> **Stated exercise**
Every line below that contains "this" is to be copied.

> **Supplied material**

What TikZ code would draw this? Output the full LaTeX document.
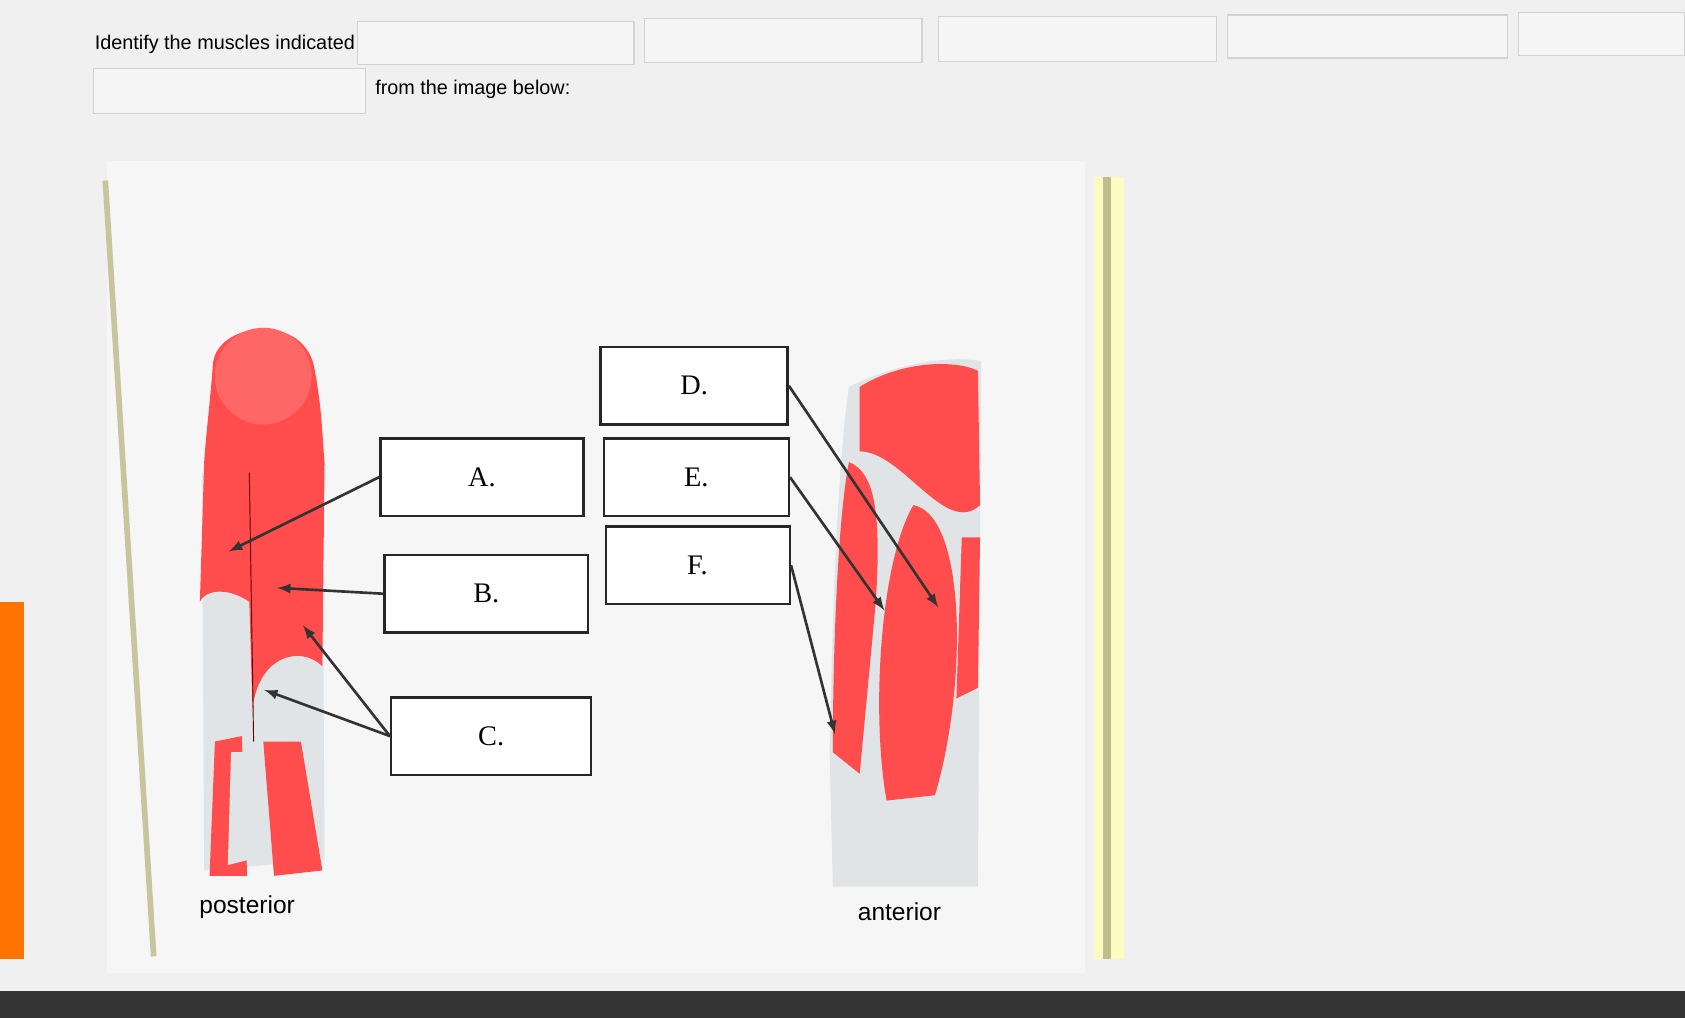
...
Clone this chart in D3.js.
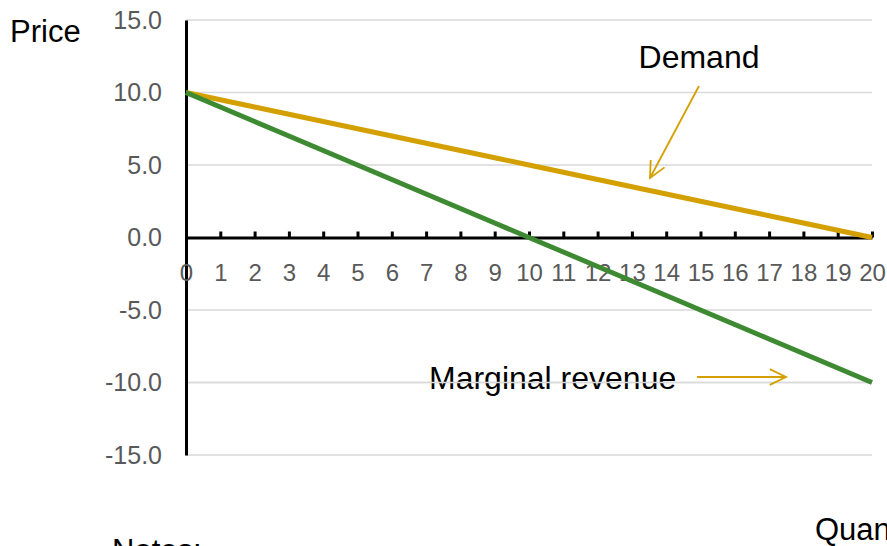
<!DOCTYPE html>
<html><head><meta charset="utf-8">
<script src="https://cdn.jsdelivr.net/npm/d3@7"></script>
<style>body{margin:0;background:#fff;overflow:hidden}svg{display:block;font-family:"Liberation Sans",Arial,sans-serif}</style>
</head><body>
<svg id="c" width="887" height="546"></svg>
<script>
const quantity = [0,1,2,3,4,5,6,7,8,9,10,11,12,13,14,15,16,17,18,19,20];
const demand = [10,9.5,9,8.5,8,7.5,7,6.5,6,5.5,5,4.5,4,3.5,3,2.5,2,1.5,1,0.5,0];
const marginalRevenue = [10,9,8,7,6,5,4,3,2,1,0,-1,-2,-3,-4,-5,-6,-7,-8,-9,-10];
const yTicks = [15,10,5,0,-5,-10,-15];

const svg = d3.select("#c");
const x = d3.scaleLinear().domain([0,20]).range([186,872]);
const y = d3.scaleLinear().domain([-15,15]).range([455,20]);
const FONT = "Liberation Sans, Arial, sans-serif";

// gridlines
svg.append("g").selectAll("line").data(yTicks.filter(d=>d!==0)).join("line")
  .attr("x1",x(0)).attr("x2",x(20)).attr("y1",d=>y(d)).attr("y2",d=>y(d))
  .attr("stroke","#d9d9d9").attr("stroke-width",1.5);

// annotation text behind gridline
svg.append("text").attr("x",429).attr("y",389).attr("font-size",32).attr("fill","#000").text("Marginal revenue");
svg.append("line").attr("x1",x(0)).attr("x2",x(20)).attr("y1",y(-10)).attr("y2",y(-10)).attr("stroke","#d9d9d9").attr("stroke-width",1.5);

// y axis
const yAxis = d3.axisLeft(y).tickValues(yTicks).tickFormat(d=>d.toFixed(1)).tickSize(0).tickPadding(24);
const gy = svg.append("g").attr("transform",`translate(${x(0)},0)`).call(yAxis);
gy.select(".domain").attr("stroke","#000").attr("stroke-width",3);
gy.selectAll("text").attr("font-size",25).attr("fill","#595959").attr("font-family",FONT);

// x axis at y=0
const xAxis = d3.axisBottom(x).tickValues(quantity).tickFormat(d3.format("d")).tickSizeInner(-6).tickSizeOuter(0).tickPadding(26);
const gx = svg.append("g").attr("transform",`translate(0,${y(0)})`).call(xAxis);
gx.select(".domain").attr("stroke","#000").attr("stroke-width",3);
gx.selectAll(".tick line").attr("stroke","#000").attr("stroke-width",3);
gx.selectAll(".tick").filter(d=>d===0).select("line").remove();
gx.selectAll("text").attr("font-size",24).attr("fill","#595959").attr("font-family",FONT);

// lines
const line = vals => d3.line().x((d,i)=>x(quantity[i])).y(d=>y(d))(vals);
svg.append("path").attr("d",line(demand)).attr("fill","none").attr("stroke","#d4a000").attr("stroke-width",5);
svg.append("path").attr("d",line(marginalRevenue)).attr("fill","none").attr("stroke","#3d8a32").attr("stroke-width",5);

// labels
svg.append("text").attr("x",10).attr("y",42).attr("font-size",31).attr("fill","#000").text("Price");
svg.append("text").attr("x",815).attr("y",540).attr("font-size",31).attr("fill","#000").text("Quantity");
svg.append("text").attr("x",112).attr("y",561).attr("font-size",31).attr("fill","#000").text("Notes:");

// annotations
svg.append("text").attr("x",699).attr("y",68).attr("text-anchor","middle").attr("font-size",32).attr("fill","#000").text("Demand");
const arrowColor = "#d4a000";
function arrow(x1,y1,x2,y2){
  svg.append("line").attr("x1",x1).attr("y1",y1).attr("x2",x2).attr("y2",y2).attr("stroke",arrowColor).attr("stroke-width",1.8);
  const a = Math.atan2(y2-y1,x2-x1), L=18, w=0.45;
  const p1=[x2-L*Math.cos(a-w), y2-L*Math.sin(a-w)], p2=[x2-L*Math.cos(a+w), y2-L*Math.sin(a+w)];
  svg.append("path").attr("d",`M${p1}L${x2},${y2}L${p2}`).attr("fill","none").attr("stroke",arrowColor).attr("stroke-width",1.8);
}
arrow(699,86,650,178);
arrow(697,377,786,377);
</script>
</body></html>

> **Response**
What TikZ code would draw this? Output the full LaTeX document.
Clone this chart in D3.js.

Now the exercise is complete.